A estratégia comum entre a UE e a África, a República Democrática do Congo e as perturbações na zona do Sahel também estavam na agenda. As relações com a África Austral faziam igualmente parte dos debates, com o período pós-eleitoral em Moçambique a dividir os Europeus em dois campos: os que acham que as eleições não respeitaram alguns dos princípios básicos de um processo credível, e os outros, que pensam que foram aceitáveis.
As reuniões do Grupo de Trabalho são importantes. No entanto, a participação nas sessões é cada vez mais deixada nas mãos de diplomatas muito jovens. Como se a África fosse um assunto que tem que ser tratado, é verdade, mas sem merecer grande importância. Como se estivéssemos perante um ritual que exige ser cumprido, para não desagradar aos deuses da opinião pública --quem são? --, mas em relação ao qual não há um verdadeiro interesse.
Talvez seja por isso que a Europa continue a perder influência política e espaço económico nesse Continente.
Neste momento, a questão mais urgente e' a de garantir a manutenção da trégua no Norte Kivu, entre as forças de Laurent Nkunda e as tropas congolesas, ou o que delas resta. Havendo uma paragem na frente militar, na ofensiva armada, torna-se possível restabelecer a ajuda humanitária, e abrir, ao mesmo tempo, um processo político entre Kinshasa e Kigali, que contribua efectivamente para a estabilização da região e para uma paz duradoura.

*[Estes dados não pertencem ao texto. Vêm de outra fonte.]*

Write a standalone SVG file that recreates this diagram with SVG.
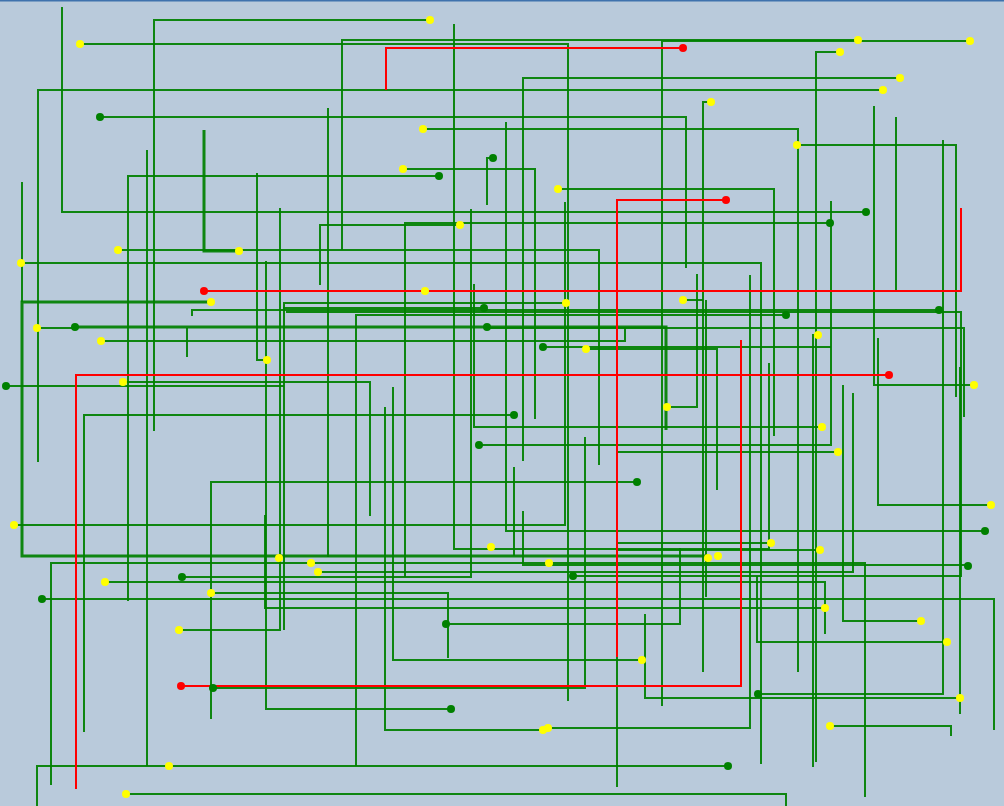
<svg xmlns="http://www.w3.org/2000/svg" width="1004" height="806" viewBox="0 0 1004 806">
<style>
.bg{fill:#b9cadb}
.g{fill:none;stroke:#008000;stroke-width:2;stroke-opacity:0.92}
.t{stroke-width:3}
.r{fill:none;stroke:#ff0000;stroke-width:2}
.dy{fill:#ffff00}
.dg{fill:#008000}
.dr{fill:#ff0000}
</style>
<rect class="bg" x="0" y="0" width="1004" height="806"/>
<line x1="0" y1="0.5" x2="1004" y2="0.5" stroke="#3f72ad" stroke-width="2"/>
<g id="connectors">
<polyline class="g" points="430,20 154,20 154,431"/>
<polyline class="g" points="80,44 568,44 568,701"/>
<polyline class="g" points="342,250 342,40 858,40"/>
<polyline class="g" points="662,706 662,41 970,41"/>
<polyline class="g" points="38,462 38,90 883,90"/>
<polyline class="g" points="900,78 523,78 523,461"/>
<polyline class="g" points="523,511 523,565 968,565"/>
<polyline class="g" points="100,117 686,117 686,268"/>
<polyline class="g" points="711,102 703,102 703,672"/>
<polyline class="g" points="706,300 706,597"/>
<polyline class="g" points="423,129 798,129 798,672"/>
<polyline class="g" points="797,145 956,145 956,397"/>
<polyline class="g" points="840,52 816,52 816,762"/>
<polyline class="g" points="874,106 874,385 974,385"/>
<polyline class="g" points="896,117 896,290"/>
<polyline class="g" points="943,140 943,694 758,694"/>
<polyline class="g" points="645,614 645,698 960,698"/>
<polyline class="g" points="62,7 62,212 866,212"/>
<polyline class="g" points="830,223 405,223 405,577"/>
<polyline class="g" points="320,285 320,225 460,225"/>
<polyline class="g" points="493,158 487,158 487,205"/>
<polyline class="g" points="403,169 535,169 535,419"/>
<polyline class="g" points="439,176 128,176 128,601"/>
<polyline class="g" points="147,150 147,766"/>
<polyline class="g" points="37,806 37,766 728,766"/>
<polyline class="g t" points="204,130 204,251 239,251"/>
<polyline class="g" points="118,250 599,250 599,465"/>
<polyline class="g" points="257,173 257,360 267,360"/>
<polyline class="g" points="179,630 280,630 280,208"/>
<polyline class="g" points="21,263 761,263 761,764"/>
<polyline class="g" points="22,182 22,302"/>
<polyline class="g t" points="211,302 22,302 22,556 708,556"/>
<polyline class="g t" points="75,327 666,327 666,430"/>
<polyline class="g" points="37,328 75,328"/>
<polyline class="g" points="187,328 187,357"/>
<polyline class="g" points="101,341 625,341 625,328"/>
<polyline class="g" points="6,386 284,386"/>
<polyline class="g" points="123,382 370,382 370,516"/>
<polyline class="g" points="84,732 84,415 514,415"/>
<polyline class="g" points="543,347 831,347"/>
<polyline class="g" points="831,201 831,445 479,445"/>
<polyline class="g" points="586,349 717,349 717,490"/>
<polyline class="g" points="667,407 697,407 697,274"/>
<polyline class="g" points="474,284 474,427 822,427"/>
<polyline class="g" points="838,452 617,452 617,787"/>
<polyline class="g" points="585,437 585,688 213,688"/>
<polyline class="g" points="637,482 211,482 211,719"/>
<polyline class="g" points="211,593 448,593 448,658"/>
<polyline class="g" points="878,338 878,505 991,505"/>
<polyline class="g" points="14,525 565,525 565,202"/>
<polyline class="g" points="506,122 506,531 985,531"/>
<polyline class="g" points="454,24 454,549 769,549 769,363"/>
<polyline class="g" points="618,543 771,543"/>
<polyline class="g" points="820,550 617,550"/>
<polyline class="g" points="182,577 471,577 471,209"/>
<polyline class="g" points="328,108 328,557"/>
<polyline class="g" points="266,261 266,709 451,709"/>
<polyline class="g" points="265,515 265,608 825,608"/>
<polyline class="g" points="105,582 825,582 825,634"/>
<polyline class="g" points="42,599 994,599 994,730"/>
<polyline class="g" points="446,624 680,624 680,548"/>
<polyline class="g" points="642,660 393,660 393,387"/>
<polyline class="g" points="385,407 385,730 543,730"/>
<polyline class="g" points="548,728 750,728 750,275"/>
<polyline class="g" points="126,794 786,794 786,806"/>
<polyline class="g" points="51,785 51,563 865,563 865,797"/>
<polyline class="g" points="830,726 951,726 951,736"/>
<polyline class="g" points="843,385 843,621 921,621"/>
<polyline class="g" points="318,572 853,572 853,393"/>
<polyline class="g" points="573,576 961,576 961,312 286,312"/>
<polyline class="g" points="960,367 960,714"/>
<polyline class="g" points="757,576 757,642 947,642"/>
<polyline class="g" points="818,335 813,335 813,767"/>
<polyline class="g" points="192,316 192,310 939,310"/>
<polyline class="g" points="284,630 284,303 566,303"/>
<polyline class="g" points="283,308 484,308"/>
<polyline class="g" points="356,766 356,315 786,315"/>
<polyline class="g" points="487,328 964,328 964,417"/>
<polyline class="g" points="514,467 514,556"/>
<polyline class="g" points="558,189 774,189 774,436"/>
<polyline class="g" points="683,300 703,300"/>
<polyline class="r" points="386,90 386,48 683,48"/>
<polyline class="r" points="726,200 617,200 617,657"/>
<polyline class="r" points="204,291 961,291 961,208"/>
<polyline class="r" points="76,789 76,375 889,375"/>
<polyline class="r" points="181,686 741,686 741,340"/>
</g>
<g id="dots-yellow">
<circle class="dy" cx="430" cy="20" r="4"/><circle class="dy" cx="80" cy="44" r="4"/><circle class="dy" cx="858" cy="40" r="4"/><circle class="dy" cx="970" cy="41" r="4"/><circle class="dy" cx="883" cy="90" r="4"/><circle class="dy" cx="900" cy="78" r="4"/><circle class="dy" cx="840" cy="52" r="4"/><circle class="dy" cx="711" cy="102" r="4"/><circle class="dy" cx="423" cy="129" r="4"/><circle class="dy" cx="797" cy="145" r="4"/><circle class="dy" cx="403" cy="169" r="4"/><circle class="dy" cx="558" cy="189" r="4"/><circle class="dy" cx="460" cy="225" r="4"/><circle class="dy" cx="118" cy="250" r="4"/><circle class="dy" cx="239" cy="251" r="4"/><circle class="dy" cx="21" cy="263" r="4"/><circle class="dy" cx="425" cy="291" r="4"/><circle class="dy" cx="211" cy="302" r="4"/><circle class="dy" cx="566" cy="303" r="4"/><circle class="dy" cx="683" cy="300" r="4"/><circle class="dy" cx="37" cy="328" r="4"/><circle class="dy" cx="101" cy="341" r="4"/><circle class="dy" cx="267" cy="360" r="4"/><circle class="dy" cx="586" cy="349" r="4"/><circle class="dy" cx="123" cy="382" r="4"/><circle class="dy" cx="974" cy="385" r="4"/><circle class="dy" cx="818" cy="335" r="4"/><circle class="dy" cx="667" cy="407" r="4"/><circle class="dy" cx="822" cy="427" r="4"/><circle class="dy" cx="838" cy="452" r="4"/><circle class="dy" cx="991" cy="505" r="4"/><circle class="dy" cx="14" cy="525" r="4"/><circle class="dy" cx="491" cy="547" r="4"/><circle class="dy" cx="771" cy="543" r="4"/><circle class="dy" cx="820" cy="550" r="4"/><circle class="dy" cx="708" cy="558" r="4"/><circle class="dy" cx="718" cy="556" r="4"/><circle class="dy" cx="279" cy="558" r="4"/><circle class="dy" cx="311" cy="563" r="4"/><circle class="dy" cx="318" cy="572" r="4"/><circle class="dy" cx="549" cy="563" r="4"/><circle class="dy" cx="105" cy="582" r="4"/><circle class="dy" cx="211" cy="593" r="4"/><circle class="dy" cx="825" cy="608" r="4"/><circle class="dy" cx="179" cy="630" r="4"/><circle class="dy" cx="921" cy="621" r="4"/><circle class="dy" cx="947" cy="642" r="4"/><circle class="dy" cx="642" cy="660" r="4"/><circle class="dy" cx="960" cy="698" r="4"/><circle class="dy" cx="543" cy="730" r="4"/><circle class="dy" cx="548" cy="728" r="4"/><circle class="dy" cx="830" cy="726" r="4"/><circle class="dy" cx="169" cy="766" r="4"/><circle class="dy" cx="126" cy="794" r="4"/>
</g>
<g id="dots-green">
<circle class="dg" cx="100" cy="117" r="4"/><circle class="dg" cx="493" cy="158" r="4"/><circle class="dg" cx="439" cy="176" r="4"/><circle class="dg" cx="866" cy="212" r="4"/><circle class="dg" cx="830" cy="223" r="4"/><circle class="dg" cx="484" cy="308" r="4"/><circle class="dg" cx="487" cy="327" r="4"/><circle class="dg" cx="75" cy="327" r="4"/><circle class="dg" cx="939" cy="310" r="4"/><circle class="dg" cx="786" cy="315" r="4"/><circle class="dg" cx="543" cy="347" r="4"/><circle class="dg" cx="6" cy="386" r="4"/><circle class="dg" cx="514" cy="415" r="4"/><circle class="dg" cx="479" cy="445" r="4"/><circle class="dg" cx="637" cy="482" r="4"/><circle class="dg" cx="985" cy="531" r="4"/><circle class="dg" cx="968" cy="566" r="4"/><circle class="dg" cx="182" cy="577" r="4"/><circle class="dg" cx="573" cy="576" r="4"/><circle class="dg" cx="42" cy="599" r="4"/><circle class="dg" cx="446" cy="624" r="4"/><circle class="dg" cx="213" cy="688" r="4"/><circle class="dg" cx="758" cy="694" r="4"/><circle class="dg" cx="451" cy="709" r="4"/><circle class="dg" cx="728" cy="766" r="4"/>
</g>
<g id="dots-red">
<circle class="dr" cx="683" cy="48" r="4"/><circle class="dr" cx="726" cy="200" r="4"/><circle class="dr" cx="204" cy="291" r="4"/><circle class="dr" cx="889" cy="375" r="4"/><circle class="dr" cx="181" cy="686" r="4"/>
</g>
</svg>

A presença de tropas da UE não e' aconselhável. Se há uma necessidade comprovada de mais tropas estrangeiras, que se reforce a força de paz das Nações Unidas, MONUC. Contingentes militares internacionais fora do quadro político e legal da ONU só deverão ser aceites em momentos de grande excepção, quando outras alternativas tiverem sido esgotadas.